YOUR TASK
Gather every line below where "page" appears.

DATA SHOWN
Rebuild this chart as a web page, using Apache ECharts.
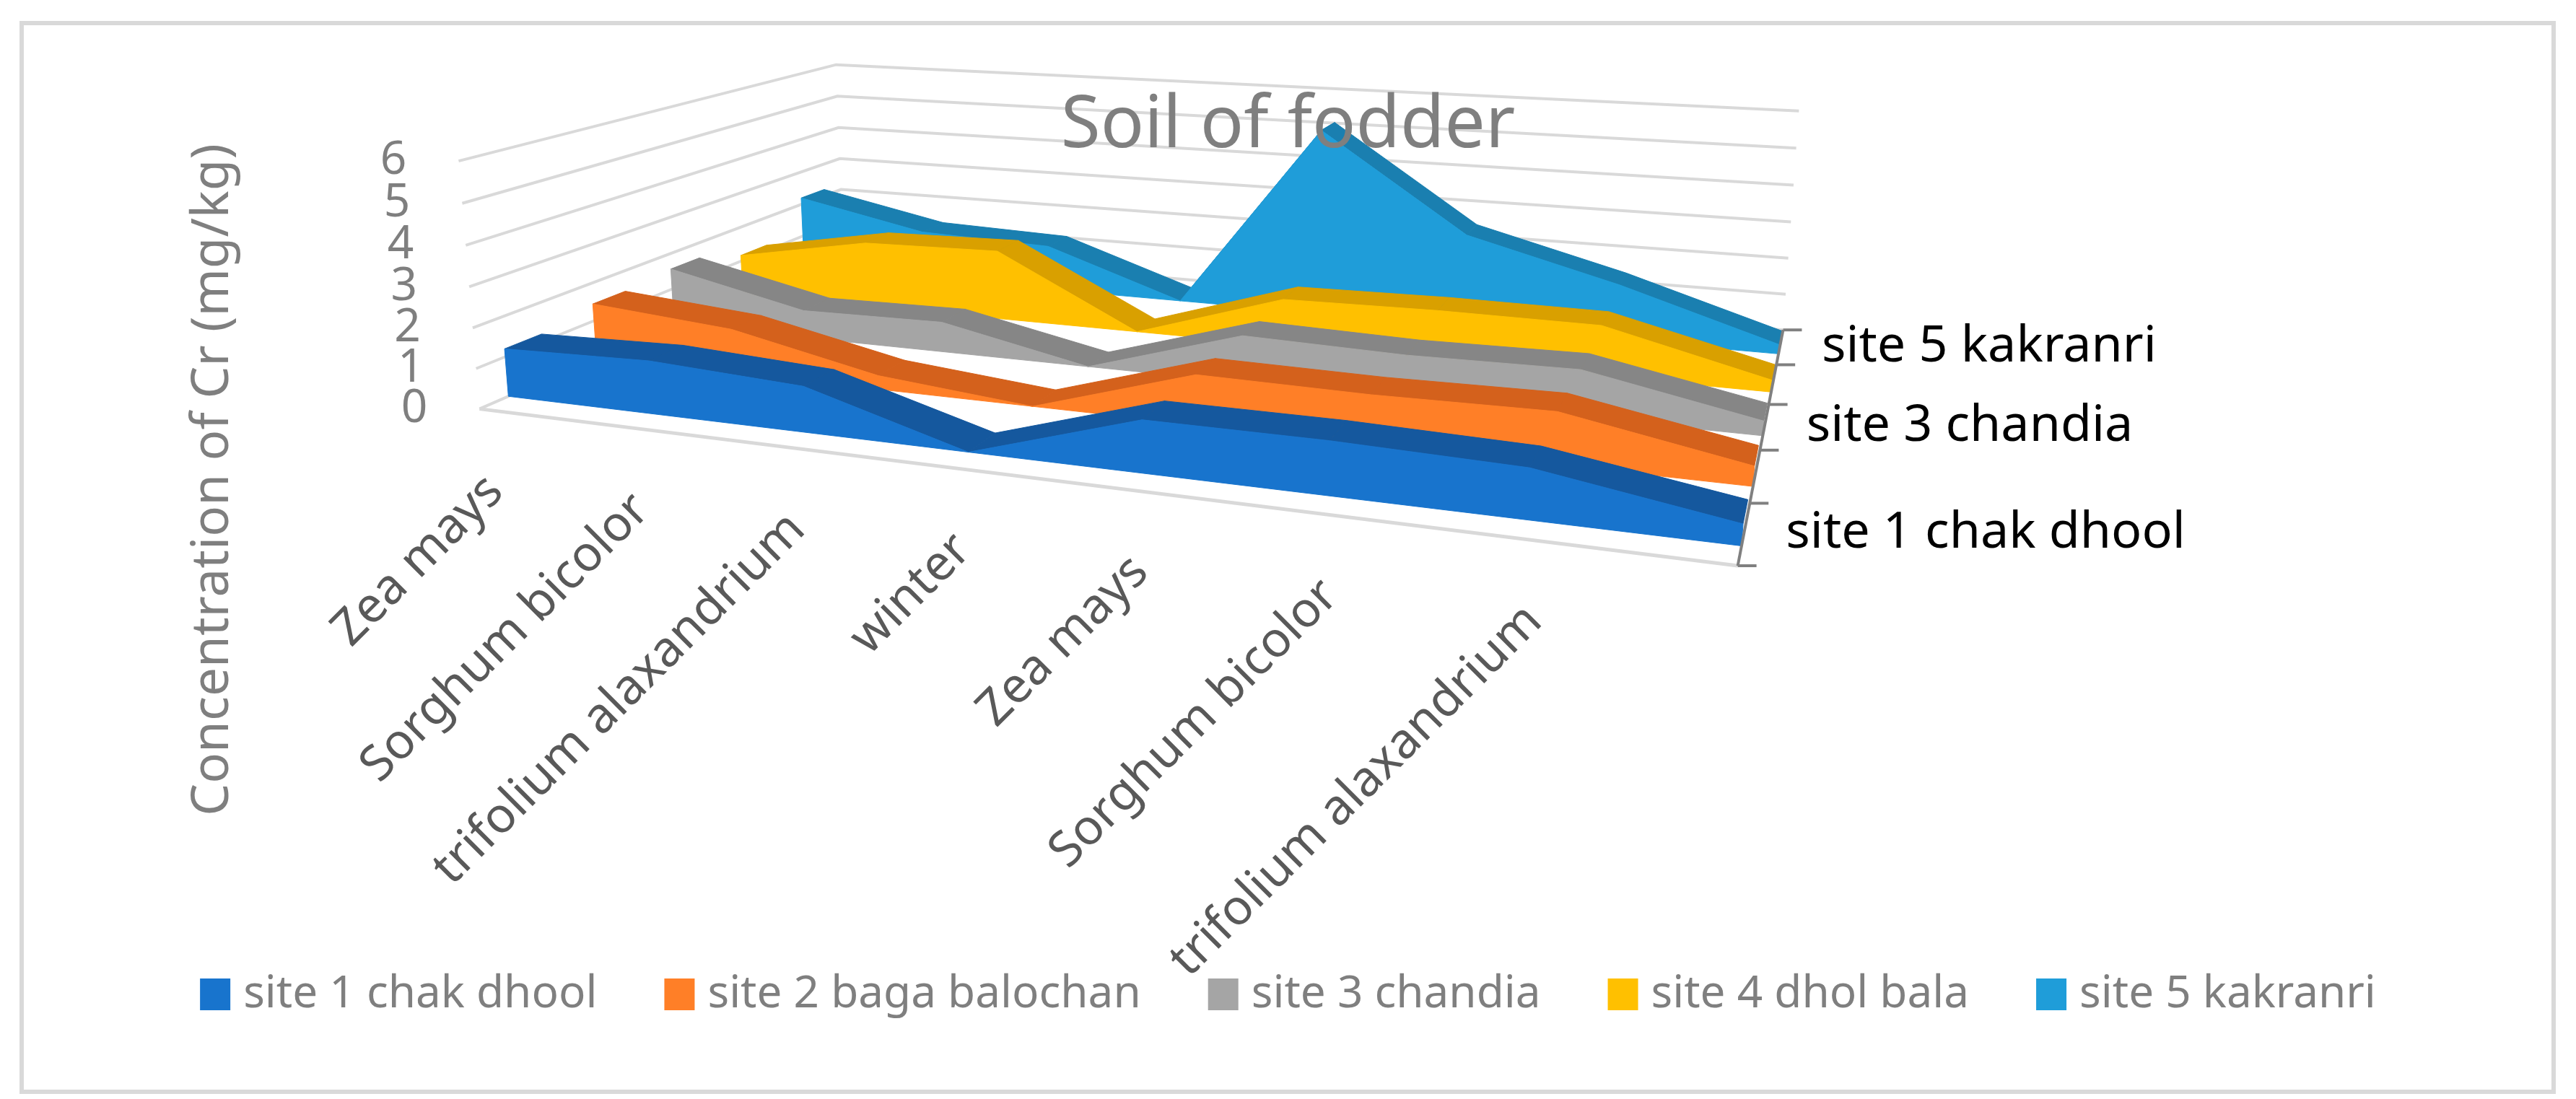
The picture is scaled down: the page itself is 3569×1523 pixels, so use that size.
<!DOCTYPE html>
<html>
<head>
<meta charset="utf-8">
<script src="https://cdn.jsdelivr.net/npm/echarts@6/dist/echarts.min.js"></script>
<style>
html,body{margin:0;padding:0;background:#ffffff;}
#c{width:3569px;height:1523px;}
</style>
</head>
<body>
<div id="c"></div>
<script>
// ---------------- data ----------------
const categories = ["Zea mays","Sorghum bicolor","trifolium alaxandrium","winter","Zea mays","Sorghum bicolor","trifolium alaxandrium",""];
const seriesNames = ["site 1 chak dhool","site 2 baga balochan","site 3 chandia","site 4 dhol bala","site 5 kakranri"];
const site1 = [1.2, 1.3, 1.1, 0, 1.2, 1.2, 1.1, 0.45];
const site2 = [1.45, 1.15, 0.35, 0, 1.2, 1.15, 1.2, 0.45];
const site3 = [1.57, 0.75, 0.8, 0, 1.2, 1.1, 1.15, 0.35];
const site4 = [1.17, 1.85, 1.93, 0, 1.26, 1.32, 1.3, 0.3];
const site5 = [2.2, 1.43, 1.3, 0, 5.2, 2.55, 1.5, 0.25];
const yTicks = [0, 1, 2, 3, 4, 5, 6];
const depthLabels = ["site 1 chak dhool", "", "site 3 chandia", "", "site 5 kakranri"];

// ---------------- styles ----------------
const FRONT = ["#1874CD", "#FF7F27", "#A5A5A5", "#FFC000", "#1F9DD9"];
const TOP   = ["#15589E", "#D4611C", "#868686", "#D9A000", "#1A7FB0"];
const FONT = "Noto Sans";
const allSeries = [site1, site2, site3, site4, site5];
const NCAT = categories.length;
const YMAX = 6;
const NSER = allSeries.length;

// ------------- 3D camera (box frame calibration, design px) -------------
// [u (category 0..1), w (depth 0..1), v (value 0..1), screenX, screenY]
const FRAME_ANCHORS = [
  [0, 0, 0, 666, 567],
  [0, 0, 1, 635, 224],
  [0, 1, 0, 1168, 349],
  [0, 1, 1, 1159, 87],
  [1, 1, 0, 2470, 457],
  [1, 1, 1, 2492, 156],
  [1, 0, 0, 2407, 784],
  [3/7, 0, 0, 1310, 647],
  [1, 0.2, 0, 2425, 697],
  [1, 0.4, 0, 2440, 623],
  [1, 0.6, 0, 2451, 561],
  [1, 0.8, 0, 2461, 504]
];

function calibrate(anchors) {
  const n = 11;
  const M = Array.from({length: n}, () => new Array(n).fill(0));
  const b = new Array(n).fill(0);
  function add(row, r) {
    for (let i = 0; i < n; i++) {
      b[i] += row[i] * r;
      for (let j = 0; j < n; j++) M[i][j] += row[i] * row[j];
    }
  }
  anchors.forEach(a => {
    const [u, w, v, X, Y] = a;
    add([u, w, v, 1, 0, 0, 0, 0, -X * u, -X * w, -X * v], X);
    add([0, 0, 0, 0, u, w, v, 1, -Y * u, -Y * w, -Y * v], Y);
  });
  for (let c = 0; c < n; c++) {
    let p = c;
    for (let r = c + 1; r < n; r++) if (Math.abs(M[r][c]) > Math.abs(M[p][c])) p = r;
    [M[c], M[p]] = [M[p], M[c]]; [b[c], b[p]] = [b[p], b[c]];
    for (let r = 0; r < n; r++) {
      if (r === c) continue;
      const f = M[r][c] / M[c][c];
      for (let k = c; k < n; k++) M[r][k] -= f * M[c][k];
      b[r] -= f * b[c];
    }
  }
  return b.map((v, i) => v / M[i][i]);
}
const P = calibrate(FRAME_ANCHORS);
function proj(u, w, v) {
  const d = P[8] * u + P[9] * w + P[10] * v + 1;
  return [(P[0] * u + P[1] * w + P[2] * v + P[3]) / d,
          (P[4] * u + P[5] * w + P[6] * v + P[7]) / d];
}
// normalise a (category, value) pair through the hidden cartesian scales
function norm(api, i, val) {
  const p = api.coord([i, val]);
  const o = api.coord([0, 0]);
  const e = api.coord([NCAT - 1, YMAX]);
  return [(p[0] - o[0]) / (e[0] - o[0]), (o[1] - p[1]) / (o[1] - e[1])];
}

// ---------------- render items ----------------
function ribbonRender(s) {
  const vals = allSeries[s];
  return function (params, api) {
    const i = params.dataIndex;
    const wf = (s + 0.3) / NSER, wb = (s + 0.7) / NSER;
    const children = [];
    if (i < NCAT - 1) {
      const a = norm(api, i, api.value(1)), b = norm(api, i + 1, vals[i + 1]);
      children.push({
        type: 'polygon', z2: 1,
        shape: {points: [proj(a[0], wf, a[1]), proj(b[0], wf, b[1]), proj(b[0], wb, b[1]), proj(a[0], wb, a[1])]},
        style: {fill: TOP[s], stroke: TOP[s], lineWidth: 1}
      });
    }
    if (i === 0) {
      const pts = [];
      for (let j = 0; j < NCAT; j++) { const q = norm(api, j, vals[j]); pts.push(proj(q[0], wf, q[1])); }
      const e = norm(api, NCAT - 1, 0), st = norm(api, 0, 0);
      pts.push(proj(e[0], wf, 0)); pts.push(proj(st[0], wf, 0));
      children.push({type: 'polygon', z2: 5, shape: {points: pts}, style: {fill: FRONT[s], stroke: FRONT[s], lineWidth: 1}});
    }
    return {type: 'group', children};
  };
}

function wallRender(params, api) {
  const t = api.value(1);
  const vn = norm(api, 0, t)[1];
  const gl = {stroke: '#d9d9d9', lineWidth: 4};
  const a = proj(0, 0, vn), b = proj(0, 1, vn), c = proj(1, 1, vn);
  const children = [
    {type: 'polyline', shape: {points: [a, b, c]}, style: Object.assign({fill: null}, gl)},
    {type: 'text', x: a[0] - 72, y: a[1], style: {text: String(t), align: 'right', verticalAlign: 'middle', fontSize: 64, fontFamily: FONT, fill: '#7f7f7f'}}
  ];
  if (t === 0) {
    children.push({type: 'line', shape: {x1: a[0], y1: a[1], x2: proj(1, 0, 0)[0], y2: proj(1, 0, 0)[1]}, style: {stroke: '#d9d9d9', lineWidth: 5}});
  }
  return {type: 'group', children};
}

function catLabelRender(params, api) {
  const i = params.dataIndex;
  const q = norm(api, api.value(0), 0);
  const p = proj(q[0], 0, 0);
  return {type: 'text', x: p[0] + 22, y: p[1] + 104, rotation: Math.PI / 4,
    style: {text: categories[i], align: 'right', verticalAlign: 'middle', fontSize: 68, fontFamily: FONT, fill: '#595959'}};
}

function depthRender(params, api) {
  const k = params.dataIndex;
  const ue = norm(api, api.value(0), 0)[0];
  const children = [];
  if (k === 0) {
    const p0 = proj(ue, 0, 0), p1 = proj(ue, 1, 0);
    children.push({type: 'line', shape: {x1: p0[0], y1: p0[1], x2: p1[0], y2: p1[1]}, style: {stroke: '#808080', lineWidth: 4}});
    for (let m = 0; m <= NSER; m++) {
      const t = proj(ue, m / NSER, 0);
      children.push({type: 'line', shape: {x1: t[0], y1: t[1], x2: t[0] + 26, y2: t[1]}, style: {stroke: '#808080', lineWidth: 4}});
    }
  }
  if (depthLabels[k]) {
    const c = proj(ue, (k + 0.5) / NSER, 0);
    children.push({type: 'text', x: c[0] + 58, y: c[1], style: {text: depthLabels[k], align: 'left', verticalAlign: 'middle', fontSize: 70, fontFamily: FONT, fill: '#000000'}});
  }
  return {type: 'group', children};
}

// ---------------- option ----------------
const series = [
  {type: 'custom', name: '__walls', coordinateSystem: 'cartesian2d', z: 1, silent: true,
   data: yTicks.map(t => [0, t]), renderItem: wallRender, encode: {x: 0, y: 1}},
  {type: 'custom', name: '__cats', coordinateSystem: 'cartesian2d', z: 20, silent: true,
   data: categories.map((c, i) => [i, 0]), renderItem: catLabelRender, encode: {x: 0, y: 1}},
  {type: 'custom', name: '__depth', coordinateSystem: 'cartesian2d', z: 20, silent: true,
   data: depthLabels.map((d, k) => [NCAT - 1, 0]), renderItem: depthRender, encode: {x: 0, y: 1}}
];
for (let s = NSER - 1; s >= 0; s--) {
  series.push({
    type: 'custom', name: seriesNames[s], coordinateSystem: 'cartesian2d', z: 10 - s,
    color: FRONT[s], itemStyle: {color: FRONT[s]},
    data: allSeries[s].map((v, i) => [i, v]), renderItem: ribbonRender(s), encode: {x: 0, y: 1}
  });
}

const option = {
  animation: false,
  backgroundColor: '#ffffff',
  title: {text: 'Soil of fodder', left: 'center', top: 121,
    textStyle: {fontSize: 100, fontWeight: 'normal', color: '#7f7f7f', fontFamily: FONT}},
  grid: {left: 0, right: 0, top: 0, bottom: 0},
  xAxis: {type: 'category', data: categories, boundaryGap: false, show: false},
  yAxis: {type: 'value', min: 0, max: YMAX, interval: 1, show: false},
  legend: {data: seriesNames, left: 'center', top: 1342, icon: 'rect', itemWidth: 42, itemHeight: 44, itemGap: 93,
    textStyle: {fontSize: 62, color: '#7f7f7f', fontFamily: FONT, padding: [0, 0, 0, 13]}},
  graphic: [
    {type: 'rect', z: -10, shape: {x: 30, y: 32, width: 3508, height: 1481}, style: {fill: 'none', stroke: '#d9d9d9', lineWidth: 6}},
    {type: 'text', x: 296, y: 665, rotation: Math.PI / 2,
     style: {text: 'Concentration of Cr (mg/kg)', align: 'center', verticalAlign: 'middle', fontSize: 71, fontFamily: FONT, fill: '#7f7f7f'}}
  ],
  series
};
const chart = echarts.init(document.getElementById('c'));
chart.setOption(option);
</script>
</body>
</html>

FULL OUTPUT
Rebuild this chart as a web page, using Apache ECharts.
The picture is scaled down: the page itself is 3569×1523 pixels, so use that size.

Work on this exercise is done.